The changing face of the high street

Our Handmade Collective

Over the past 20 years, the internet has changed the way we shop and the high street has paid the price. According to the Office for National Statistics, one in every five pounds spent with UK retailers is now online – and less people shopping on the high street means less people shopping with independents. As a result, they’re being forced to close – in the first six months of 2018 alone, 35 shops shut in Leeds city centre, but only 9 opened.

Clare Riley is co-founder of one of the businesses trying to swim against the tide. Her shop, Our Handmade Collective, is a mini department store that stocks unique products made by independent designers, so she understands the problems indies are facing better than anyone, “As a bricks and mortar retailer, the growing trend for online retail, 24/7 shopping and more companies offering huge discounts in sales means that small, independent retailers, who make products by hand, have no way of competing.

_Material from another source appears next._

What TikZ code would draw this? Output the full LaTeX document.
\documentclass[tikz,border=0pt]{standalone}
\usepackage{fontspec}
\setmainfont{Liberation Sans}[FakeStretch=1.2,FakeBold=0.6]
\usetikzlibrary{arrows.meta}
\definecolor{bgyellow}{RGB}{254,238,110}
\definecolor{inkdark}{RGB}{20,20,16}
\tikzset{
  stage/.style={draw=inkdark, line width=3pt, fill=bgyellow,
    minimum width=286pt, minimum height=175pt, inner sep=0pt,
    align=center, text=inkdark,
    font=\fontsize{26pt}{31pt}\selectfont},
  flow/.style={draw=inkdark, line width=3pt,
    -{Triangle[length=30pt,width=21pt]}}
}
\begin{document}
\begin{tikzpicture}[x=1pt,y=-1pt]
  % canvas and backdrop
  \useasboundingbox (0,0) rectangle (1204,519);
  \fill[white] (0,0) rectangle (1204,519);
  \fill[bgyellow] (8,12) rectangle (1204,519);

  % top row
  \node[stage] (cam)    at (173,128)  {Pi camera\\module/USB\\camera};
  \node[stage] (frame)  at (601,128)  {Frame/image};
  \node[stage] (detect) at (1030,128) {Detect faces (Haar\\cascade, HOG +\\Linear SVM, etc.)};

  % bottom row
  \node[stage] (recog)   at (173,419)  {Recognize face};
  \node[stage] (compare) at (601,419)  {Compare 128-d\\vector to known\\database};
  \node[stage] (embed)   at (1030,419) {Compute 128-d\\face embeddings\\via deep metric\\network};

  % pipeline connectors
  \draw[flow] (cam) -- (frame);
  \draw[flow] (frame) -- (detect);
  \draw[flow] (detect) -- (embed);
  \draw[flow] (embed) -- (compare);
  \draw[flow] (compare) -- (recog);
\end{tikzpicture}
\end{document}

They are huge challenges for us to face.”

In that environment, how can small businesses compete? It’s not an even playing field. Not only are online companies tempting people away from the high street, but they can beat the independents on price too. These big businesses can set up shop outside the city centre, so they don’t have to pay the same business rates, rents or taxes. The result? They can sell their goods for a price the independent can’t match, effectively pricing them out of the market and making it harder for us, the shoppers, to do the one thing we need to do – support local businesses.

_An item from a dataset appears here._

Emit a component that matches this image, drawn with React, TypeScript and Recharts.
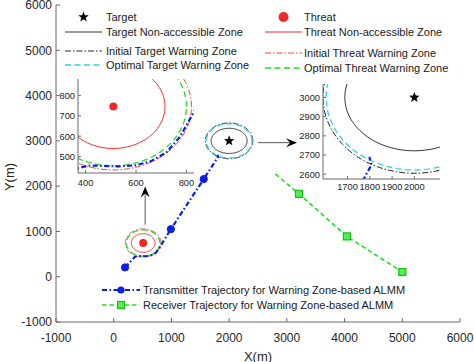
import React from "react";
import { ComposedChart, Line, Scatter, XAxis, YAxis, CartesianGrid, ReferenceLine } from "recharts";

// ---------------- data ----------------
const MAIN_X_TICKS = [-1000, 0, 1000, 2000, 3000, 4000, 5000, 6000];
const MAIN_Y_TICKS = [-1000, 0, 1000, 2000, 3000, 4000, 5000, 6000];
const MAIN_X_DOMAIN = [-1000, 6000];
const MAIN_Y_DOMAIN = [-1000, 6000];

const ZOOM1_X_TICKS = [400, 600, 800];
const ZOOM1_Y_TICKS = [500, 600, 700, 800];
const ZOOM1_X_DOMAIN = [370, 830];
const ZOOM1_Y_DOMAIN = [420, 880];

const ZOOM2_X_TICKS = [1700, 1800, 1900, 2000];
const ZOOM2_Y_TICKS = [2600, 2700, 2800, 2900, 3000];
const ZOOM2_X_DOMAIN = [1590, 2115];
const ZOOM2_Y_DOMAIN = [2575, 3070];

// target and zone radii [rx, ry]
const TARGET = { x: 2000, y: 3000 };
const TARGET_NON_ACCESSIBLE = [312, 278];
const TARGET_INITIAL_WARNING = [410, 395];
const TARGET_OPTIMAL_WARNING = [396, 378];

// threat and zone radii
const THREAT = { x: 510, y: 745 };
const THREAT_NON_ACCESSIBLE = 205;
const THREAT_INITIAL_WARNING = 310;
const THREAT_OPTIMAL_WARNING = 290;

// transmitter trajectory
const TX_X = [196, 370, 410, 470, 530, 600, 660, 720, 775, 830, 990, 1560, 1775, 1808, 1798];
const TX_Y = [205, 443, 456, 455, 452, 458, 478, 520, 598, 720, 1050, 2157, 2580, 2650, 2690];
const TX_MARK = [1, 0, 0, 0, 0, 0, 0, 0, 0, 0, 1, 1, 0, 0, 0];

// receiver trajectory
const RX_X = [2800, 3210, 4040, 5000];
const RX_Y = [2270, 1830, 890, 104];
const RX_MARK = [0, 1, 1, 1];

// annotation arrows [from, to]
const ARROW_THREAT = [{ x: 545, y: 1150 }, { x: 545, y: 1990 }];
const ARROW_TARGET = [{ x: 2500, y: 2960 }, { x: 3175, y: 2960 }];

const LABELS = {
  target: "Target",
  threat: "Threat",
  targetNA: "Target Non-accessible Zone",
  threatNA: "Threat Non-accessible Zone",
  targetInit: "Initial Target Warning Zone",
  threatInit: "Initial Threat Warning Zone",
  targetOpt: "Optimal Target Warning Zone",
  threatOpt: "Optimal Threat Warning Zone",
  tx: "Transmitter Trajectory for Warning Zone-based ALMM",
  rx: "Receiver Trajectory for Warning Zone-based ALMM",
  xTitle: "X(m)",
  yTitle: "Y(m)",
};

// ---------------- styles ----------------
const FONT = '"Liberation Sans", Arial, Helvetica, sans-serif';
const AXIS = "#6b6b6b";
const TEXT = "#262626";
const RED = "#f02828";
const BLUE = "#0a1ee6";
const GREEN_RX = "#22e022";

const STY: Record<string, { stroke: string; dash?: string; w: number }> = {
  targetNA: { stroke: "#333333", w: 1 },
  targetInit: { stroke: "#222222", dash: "6 2 1.5 2", w: 1 },
  targetOpt: { stroke: "#2ad4e6", dash: "6 3.5", w: 1.3 },
  threatNA: { stroke: RED, w: 1 },
  threatInit: { stroke: "#ee4444", dash: "6 2 1.5 2", w: 1 },
  threatOpt: { stroke: "#22dd22", dash: "6 3.5", w: 1.3 },
  tx: { stroke: BLUE, dash: "5 2.5 1.5 2.5", w: 2.2 },
  rx: { stroke: GREEN_RX, dash: "4.5 3", w: 1.6 },
};

// ---------------- helpers ----------------
const ellipse = (c: { x: number; y: number }, rx: number, ry: number) => {
  const pts: { x: number; y: number }[] = [];
  const n = 160;
  for (let i = 0; i <= n; i++) {
    const t = (i / n) * 2 * Math.PI;
    pts.push({ x: c.x + rx * Math.cos(t), y: c.y + ry * Math.sin(t) });
  }
  return pts;
};

const txData = TX_X.map((x, i) => ({ x, y: TX_Y[i], m: TX_MARK[i] }));
const rxData = RX_X.map((x, i) => ({ x, y: RX_Y[i], m: RX_MARK[i] }));

const starPoints = (cx: number, cy: number, R: number) => {
  const pts: string[] = [];
  for (let i = 0; i < 10; i++) {
    const r = i % 2 === 0 ? R : R * 0.42;
    const a = -Math.PI / 2 + (i * Math.PI) / 5;
    pts.push(`${cx + r * Math.cos(a)},${cy + r * Math.sin(a)}`);
  }
  return pts.join(" ");
};

const StarShape = (p: any) => <polygon points={starPoints(p.cx, p.cy, 5.5)} fill="#000" />;
const ThreatShape = (p: any) => <circle cx={p.cx} cy={p.cy} r={4} fill={RED} />;

const txDot = (p: any) =>
  p.payload && p.payload.m ? (
    <circle key={`txd${p.index}`} cx={p.cx} cy={p.cy} r={3.6} fill={BLUE} stroke={BLUE} />
  ) : (
    <g key={`txd${p.index}`} />
  );
const rxDot = (p: any) =>
  p.payload && p.payload.m ? (
    <rect key={`rxd${p.index}`} x={p.cx - 3.5} y={p.cy - 3.5} width={7} height={7} fill="#55ee55" stroke="#10c010" strokeWidth={1.2} />
  ) : (
    <g key={`rxd${p.index}`} />
  );

const ArrowShape = (p: any) => {
  const { x1, y1, x2, y2 } = p;
  const dx = x2 - x1, dy = y2 - y1;
  const len = Math.sqrt(dx * dx + dy * dy) || 1;
  const ux = dx / len, uy = dy / len;
  const nx = -uy, ny = ux;
  const L = 11, Wd = 4.5;
  const bx = x2 - L * ux, by = y2 - L * uy;
  const kx = x2 - L * 0.62 * ux, ky = y2 - L * 0.62 * uy;
  return (
    <g>
      <line x1={x1} y1={y1} x2={kx} y2={ky} stroke="#555" strokeWidth={1} />
      <polygon points={`${x2},${y2} ${bx + Wd * nx},${by + Wd * ny} ${kx},${ky} ${bx - Wd * nx},${by - Wd * ny}`} fill="#000" />
    </g>
  );
};

const zoneLine = (key: string, data: any[], s: { stroke: string; dash?: string; w: number }) => (
  <Line
    key={key}
    data={data}
    dataKey="y"
    type="linear"
    stroke={s.stroke}
    strokeWidth={s.w}
    strokeDasharray={s.dash}
    dot={false}
    activeDot={false}
    isAnimationActive={false}
  />
);

const targetZones = (p: string) => [
  zoneLine(p + "NA", ellipse(TARGET, TARGET_NON_ACCESSIBLE[0], TARGET_NON_ACCESSIBLE[1]), STY.targetNA),
  zoneLine(p + "Init", ellipse(TARGET, TARGET_INITIAL_WARNING[0], TARGET_INITIAL_WARNING[1]), STY.targetInit),
  zoneLine(p + "Opt", ellipse(TARGET, TARGET_OPTIMAL_WARNING[0], TARGET_OPTIMAL_WARNING[1]), STY.targetOpt),
];
const threatZones = (p: string) => [
  zoneLine(p + "NA", ellipse(THREAT, THREAT_NON_ACCESSIBLE, THREAT_NON_ACCESSIBLE), STY.threatNA),
  zoneLine(p + "Init", ellipse(THREAT, THREAT_INITIAL_WARNING, THREAT_INITIAL_WARNING), STY.threatInit),
  zoneLine(p + "Opt", ellipse(THREAT, THREAT_OPTIMAL_WARNING, THREAT_OPTIMAL_WARNING), STY.threatOpt),
];

// ---------------- inset ----------------
function Inset(p: any) {
  const padL = 34, padB = 22, padT = 1, padR = 1;
  const cw = p.width + padL + padR;
  const ch = p.height + padT + padB;
  const tickStyle = { fontSize: 9.3, fill: TEXT, fontFamily: FONT };
  return (
    <div style={{ position: "absolute", left: p.left - padL, top: p.top - padT, width: cw, height: ch }}>
      <ComposedChart width={cw} height={ch} margin={{ top: padT, right: padR, left: 0, bottom: 0 }}>
        <CartesianGrid fill="#ffffff" fillOpacity={1} stroke="none" horizontal={false} vertical={false} />
        <XAxis type="number" dataKey="x" domain={p.xDomain} ticks={p.xTicks} allowDataOverflow height={padB}
          tickSize={-3} tickMargin={p.xTickMargin} stroke={AXIS} tick={tickStyle} interval={0} />
        <XAxis xAxisId="t" orientation="top" type="number" domain={p.xDomain} ticks={p.xTicks} allowDataOverflow
          height={0} tickSize={-3} tick={false} stroke={AXIS} />
        <YAxis type="number" dataKey="y" domain={p.yDomain} ticks={p.yTicks} allowDataOverflow width={padL}
          tickSize={-3} tickMargin={p.yTickMargin} stroke={AXIS} tick={tickStyle} interval={0} />
        <YAxis yAxisId="r" orientation="right" type="number" domain={p.yDomain} ticks={p.yTicks} allowDataOverflow
          width={0} tickSize={-3} tick={false} stroke={AXIS} />
        {p.children}
      </ComposedChart>
    </div>
  );
}

// ---------------- legend ----------------
function LegendIcon({ kind, x1, x2, y, s }: any) {
  const cx = (x1 + x2) / 2;
  if (kind === "star") return <polygon points={starPoints(cx, y, 5.5)} fill="#000" />;
  if (kind === "dot") return <circle cx={cx} cy={y} r={5} fill={RED} />;
  const line = <line x1={x1} x2={x2} y1={y} y2={y} stroke={s.stroke} strokeWidth={s.w} strokeDasharray={s.dash} />;
  if (kind === "lineCircle")
    return (
      <g>
        {line}
        <circle cx={cx} cy={y} r={3.6} fill={BLUE} />
      </g>
    );
  if (kind === "lineSquare")
    return (
      <g>
        {line}
        <rect x={cx - 3.5} y={y - 3.5} width={7} height={7} fill="#55ee55" stroke="#10c010" strokeWidth={1.2} />
      </g>
    );
  return line;
}

const TOP_LEGEND = [
  { key: "target", kind: "star", col: 0, row: 0 },
  { key: "threat", kind: "dot", col: 1, row: 0 },
  { key: "targetNA", kind: "line", col: 0, row: 1 },
  { key: "threatNA", kind: "line", col: 1, row: 1 },
  { key: "targetInit", kind: "line", col: 0, row: 2 },
  { key: "threatInit", kind: "line", col: 1, row: 2 },
  { key: "targetOpt", kind: "line", col: 0, row: 3 },
  { key: "threatOpt", kind: "line", col: 1, row: 3 },
];
const BOTTOM_LEGEND = [
  { key: "tx", kind: "lineCircle", row: 0 },
  { key: "rx", kind: "lineSquare", row: 1 },
];

function Overlay() {
  const colIcon = [[65, 102], [265, 302]];
  const colText = [106, 304];
  const rowY = [[17, 32, 51, 65], [17, 32, 53, 68]];
  const botY = [290, 305];
  return (
    <svg width={474} height={362} style={{ position: "absolute", left: 0, top: 0, pointerEvents: "none" }} fontFamily={FONT}>
      {TOP_LEGEND.map((it) => {
        const y = rowY[it.col][it.row];
        return (
          <g key={it.key}>
            <LegendIcon kind={it.kind} x1={colIcon[it.col][0]} x2={colIcon[it.col][1]} y={y} s={STY[it.key]} />
            <text x={colText[it.col]} y={y} dominantBaseline="central" fontSize={11} fill="#1a1a1a">
              {(LABELS as any)[it.key]}
            </text>
          </g>
        );
      })}
      {BOTTOM_LEGEND.map((it) => {
        const y = botY[it.row];
        return (
          <g key={it.key}>
            <LegendIcon kind={it.kind} x1={102} x2={140} y={y} s={STY[it.key]} />
            <text x={143} y={y} dominantBaseline="central" fontSize={11} fill="#1a1a1a">
              {(LABELS as any)[it.key]}
            </text>
          </g>
        );
      })}
      <text x={258} y={356} textAnchor="middle" dominantBaseline="central" fontSize={13} fill={TEXT}>
        {LABELS.xTitle}
      </text>
      <text x={9} y={177} textAnchor="middle" dominantBaseline="central" fontSize={13} fill={TEXT} transform="rotate(-90 9 177)">
        {LABELS.yTitle}
      </text>
    </svg>
  );
}

// ---------------- app ----------------
export default function App() {
  const tick = { fontSize: 12, fill: TEXT, fontFamily: FONT };
  return (
    <div style={{ position: "absolute", left: 0, top: 0, width: 474, height: 362, background: "#fff", fontFamily: FONT }}>
      <div style={{ position: "absolute", left: 0, top: 0 }}>
        <ComposedChart width={474} height={362} margin={{ top: 5, right: 14, left: 8, bottom: 0 }}>
          <XAxis type="number" dataKey="x" domain={MAIN_X_DOMAIN} ticks={MAIN_X_TICKS} height={40} tickSize={-4}
            tickMargin={15} stroke={AXIS} tick={tick} interval={0} />
          <XAxis xAxisId="t" orientation="top" type="number" domain={MAIN_X_DOMAIN} ticks={MAIN_X_TICKS} height={0}
            tickSize={-4} tick={false} stroke={AXIS} />
          <YAxis type="number" dataKey="y" domain={MAIN_Y_DOMAIN} ticks={MAIN_Y_TICKS} width={48} tickSize={-4}
            tickMargin={8} stroke={AXIS} tick={tick} interval={0} />
          <YAxis yAxisId="r" orientation="right" type="number" domain={MAIN_Y_DOMAIN} ticks={MAIN_Y_TICKS} width={0}
            tickSize={-4} tick={false} stroke={AXIS} />
          {threatZones("m_th")}
          {targetZones("m_tg")}
          <Line data={rxData} dataKey="y" type="linear" stroke={STY.rx.stroke} strokeWidth={STY.rx.w}
            strokeDasharray={STY.rx.dash} dot={rxDot} activeDot={false} isAnimationActive={false} />
          <Line data={txData} dataKey="y" type="linear" stroke={STY.tx.stroke} strokeWidth={STY.tx.w}
            strokeDasharray={STY.tx.dash} dot={txDot} activeDot={false} isAnimationActive={false} />
          <Scatter data={[TARGET]} dataKey="y" shape={StarShape} isAnimationActive={false} />
          <Scatter data={[THREAT]} dataKey="y" shape={ThreatShape} isAnimationActive={false} />
          <ReferenceLine segment={ARROW_THREAT} shape={ArrowShape} />
          <ReferenceLine segment={ARROW_TARGET} shape={ArrowShape} />
        </ComposedChart>
      </div>

      <Inset left={78} top={79} width={116} height={94} xDomain={ZOOM1_X_DOMAIN} yDomain={ZOOM1_Y_DOMAIN}
        xTicks={ZOOM1_X_TICKS} yTicks={ZOOM1_Y_TICKS} xTickMargin={9} yTickMargin={6}>
        {threatZones("z1")}
        <Line data={txData} dataKey="y" type="linear" stroke={STY.tx.stroke} strokeWidth={STY.tx.w}
          strokeDasharray={STY.tx.dash} dot={false} activeDot={false} isAnimationActive={false} />
        <Scatter data={[THREAT]} dataKey="y" shape={ThreatShape} isAnimationActive={false} />
      </Inset>

      <Inset left={323} top={84} width={117} height={95} xDomain={ZOOM2_X_DOMAIN} yDomain={ZOOM2_Y_DOMAIN}
        xTicks={ZOOM2_X_TICKS} yTicks={ZOOM2_Y_TICKS} xTickMargin={7} yTickMargin={6}>
        {targetZones("z2")}
        <Line data={txData} dataKey="y" type="linear" stroke={STY.tx.stroke} strokeWidth={STY.tx.w}
          strokeDasharray={STY.tx.dash} dot={false} activeDot={false} isAnimationActive={false} />
        <Scatter data={[TARGET]} dataKey="y" shape={StarShape} isAnimationActive={false} />
      </Inset>

      <Overlay />
    </div>
  );
}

This is a David vs Goliath battle to survive

Jumbo Records

Credit: Ali Turner

It’s not just the rise of online shopping that’s making it harder for independents to survive. Having a high street presence in a city centre costs money – for a big business it’s barely a drop in the ocean, but for an indie it can be crippling. According to a recent report from the Housing, Communities and Local Government Committee, out of date business rates and unfair tax regimes are making it harder for independents – bricks-and-mortar shops fork out between 1.5% and 6.5% of their turnover on business rates, but retail giants like Amazon spend just 0.7% of theirs.

It’s a problem that independents are acutely aware of. “Most of the advantages have gone towards large businesses who have been able to lobby successive governments to their advantage. Unless you close the loopholes around tax and unless you get a progressive government and councils, things will only get worse for independents, no matter how fantastic they are,” Matt Bradshaw, Assistant Manager of Jumbo Records, explained. They’ve been in business since 1971, but like their fellow independents, they’re finding it harder and harder to compete.

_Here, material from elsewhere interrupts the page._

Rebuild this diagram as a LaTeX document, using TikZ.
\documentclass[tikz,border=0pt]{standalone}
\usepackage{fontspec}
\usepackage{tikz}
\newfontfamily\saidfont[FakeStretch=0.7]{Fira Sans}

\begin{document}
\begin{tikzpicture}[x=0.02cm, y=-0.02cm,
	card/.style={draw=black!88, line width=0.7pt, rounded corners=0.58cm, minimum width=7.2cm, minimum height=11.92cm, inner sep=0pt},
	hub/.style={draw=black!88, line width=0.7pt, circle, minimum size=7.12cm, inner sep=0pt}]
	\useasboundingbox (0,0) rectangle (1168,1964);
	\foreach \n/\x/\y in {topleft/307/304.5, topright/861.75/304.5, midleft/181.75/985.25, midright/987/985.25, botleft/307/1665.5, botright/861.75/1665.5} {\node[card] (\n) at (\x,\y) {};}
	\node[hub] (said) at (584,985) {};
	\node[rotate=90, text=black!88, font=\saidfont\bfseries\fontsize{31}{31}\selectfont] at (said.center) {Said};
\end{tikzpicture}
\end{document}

So why aren’t they getting more help? Although small businesses can get upto a 100% reduction in rates, the cuts only apply if they pay less than £15,000 a year. But in the city centre, even a small shop or restaurant can exceed that amount. And Leeds City Council can’t do a damned thing because they’re in the midst of austerity measures that will see 59% of their funding cut by 2020. Rock, meet hard place. If we’re going to give independent businesses the ability to thrive, small business relief needs a top-to-bottom rethink.

The endless Brexit quagmire

Colours May Vary

Brexit isn’t just the bane of our lives, it’s also affecting the independents, and you can bet that no one thought about it during the referendum. “The biggest risk to our business right now is Brexit. We all have the feeling that at any moment the rug could be pulled out from under us, because no one knows how it will affect our jobs and our livelihoods. Real or not, this concern is yet to be addressed. When we have an outcome we can get on with things,” Becky Palfery, owner of independent bookshop and art gallery Colours May Vary, told us.

We may not know exactly what’s coming, but we can make an educated guess. The University of St. Andrews’ recent study on the impact of Brexit revealed that leaving the European Union is likely to slow growth, reduce capital investment, hinder product development and make it harder to access external finance – all things that independents need to thrive.

Many rely on suppliers and manufacturers in the EU, and right now, they don’t know if they’ll be able to maintain those relationships after we leave. Others, like the North Bar Group, have benefited from EU grants that simply won’t be there this time next year. As such, Brexit is a huge step into the unknown for the city’s independents – their fate has been left in the hands of politicians and they won’t be able to plan for the future until a final decision is made.

It ain’t over yet

North Brewing Co.

Credit: Chapter 81

Despite all the challenges they’re facing, the independents aren’t giving up. And thank god for that, because these are the places that make Leeds unique. John Gyngell, owner of North Bar, opened his first bar on New Briggate back in 1997. He’s seen first hand how the high street has changed. “I still believe that the independent scene in Leeds has a real tenacity. There are some good people doing some very good things. There are still exciting new openings happening, and there are some excellent success stories to celebrate. When choosing to spend your money in an independent venue you are supporting a business that adds to the fabric of its community, they become real social hubs.”

With everything that’s stacking up against them, now’s the time to back our independents. They’re the lifeblood of the high street, without them, Leeds wouldn’t be the city we know and love. So whether it’s a couple of quid or a big night out, give the indies your time, your respect and your hard earned cash. After all, you’ll miss them when they’re gone.